On Black Ribbon Day Mrs Marki Tihhonova-Kreek, Deputy Chief of Mission, laid the wreath at the Victims of Communism Memorial to commemorate all who have suffered under totalitarian regimes. Photo: Facebook / Estonian Embassy in Washington
Attending were members of JBANC, the Estonian American National Council, the diplomatic corps, community representatives, and the Victims of Communism Memorial Foundation.
August 23 marks the 76th-year anniversary of the infamous Molotov-Ribbentrop Pact, the secret protocol that divided Eastern Europe between Hitler and Stalin in 1939. As a result of this pact, millions of people were displaced, oppressed, or killed.

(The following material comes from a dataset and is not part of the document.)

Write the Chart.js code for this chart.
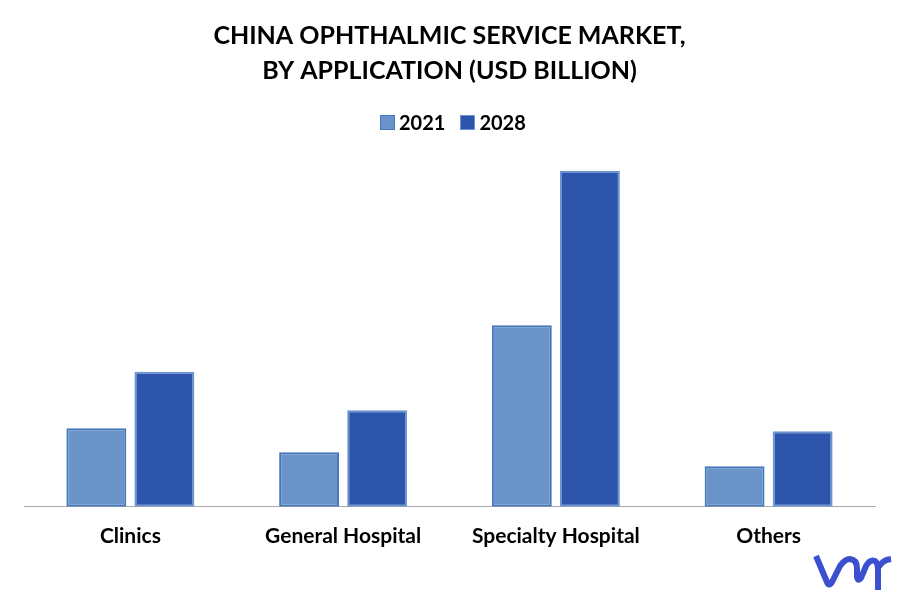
<!DOCTYPE html>
<html>
<head>
<meta charset="utf-8">
<title>China Ophthalmic Service Market</title>
<script src="https://cdn.jsdelivr.net/npm/chart.js@4/dist/chart.umd.min.js"></script>
<style>
  html, body { margin: 0; padding: 0; background: #fff; }
  #wrap { position: relative; width: 897px; height: 592px; overflow: hidden; }
  #legend { position: absolute; top: 108px; left: 380px; display: flex; font: bold 20px Lato, sans-serif; color: #000; line-height: 28px; }
  #legend span.item { display: flex; align-items: center; margin-right: 15px; }
  #legend i { width: 13px; height: 13px; border: 1px solid; margin-right: 4px; display: block; }
  #logo { position: absolute; left: 810px; top: 550px; }
</style>
</head>
<body>
<div id="wrap">
  <canvas id="marketChart" width="897" height="592"></canvas>
  <div id="legend"></div>
  <svg id="logo" width="87" height="42" viewBox="810 550 87 42" fill="none" stroke="#3B50CE" stroke-width="6">
    <path d="M816 556 L827 582 Q829 587 832 582 L840 566 Q845 559 850 559 Q857 560 857 568 L857 577 Q858 582 861 578 L866 566 Q870 559 875 561 Q878 563 878 570 L878 590"/>
    <path d="M878 568 Q882 560 891 559"/>
  </svg>
</div>
<script>
const categories = ['Clinics', 'General Hospital', 'Specialty Hospital', 'Others'];
const years = ['2021', '2028'];
const values2021 = [0.785, 0.545, 1.815, 0.405];
const values2028 = [1.35, 0.965, 3.355, 0.755];

const ctx = document.getElementById('marketChart').getContext('2d');
const fills = ['#6A93C9', '#2D55AB'];
const edges = ['#4577BC', '#6C94D0'];

const chart = new Chart(ctx, {
  type: 'bar',
  data: {
    labels: categories,
    datasets: [values2021, values2028].map((vals, i) => ({
      label: years[i],
      data: vals,
      backgroundColor: fills[i],
      borderColor: edges[i],
      borderWidth: 2,
      borderSkipped: false,
      categoryPercentage: 0.64,
      barPercentage: 0.88,
    })),
  },
  options: {
    responsive: false,
    animation: false,
    layout: { padding: { left: 24, right: 22, bottom: 26 } },
    plugins: {
      legend: { display: false },
      tooltip: { enabled: false },
      title: {
        display: true,
        text: ['CHINA OPHTHALMIC SERVICE MARKET,', 'BY APPLICATION (USD BILLION)'],
        color: '#000',
        font: { family: 'Lato', size: 25, weight: 'bold', lineHeight: 1.4 },
        padding: { top: 18, bottom: 72 },
      },
    },
    scales: {
      x: {
        z: 1,
        grid: { display: false, drawTicks: false },
        border: { color: '#ABABAB', width: 1 },
        ticks: { color: '#000', padding: 17, maxRotation: 0, font: { family: 'Lato', size: 21, weight: 'bold' } },
      },
      y: {
        display: false,
        min: 0,
        max: 3.465,
      },
    },
  },
});

// легенда отдельно, у встроенной слишком большой отступ до текста
const legendEl = document.getElementById('legend');
chart.data.datasets.forEach((ds) => {
  const item = document.createElement('span');
  item.className = 'item';
  const box = document.createElement('i');
  box.style.background = ds.backgroundColor;
  box.style.borderColor = ds.borderColor;
  item.appendChild(box);
  item.appendChild(document.createTextNode(ds.label));
  legendEl.appendChild(item);
});
</script>
</body>
</html>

August 23 also marks the day in 1989 that over two million people from the Baltics formed a human chain called the “Baltic Way” to protest Soviet occupation. It spanned roughly 600 kilometers, or 372 miles, from Estonia to Lithuania. Two and a half months later, the Berlin Wall fell.
Today, the European Union, Canada, and the United States commemorate Black Ribbon Day to honor the millions of lives lost under these two totalitarian regimes. A House resolution sponsored by Rep. John Shimkus (R-IL) honoring the victims of Stalinism and National Socialism was passed on May 21, 2014.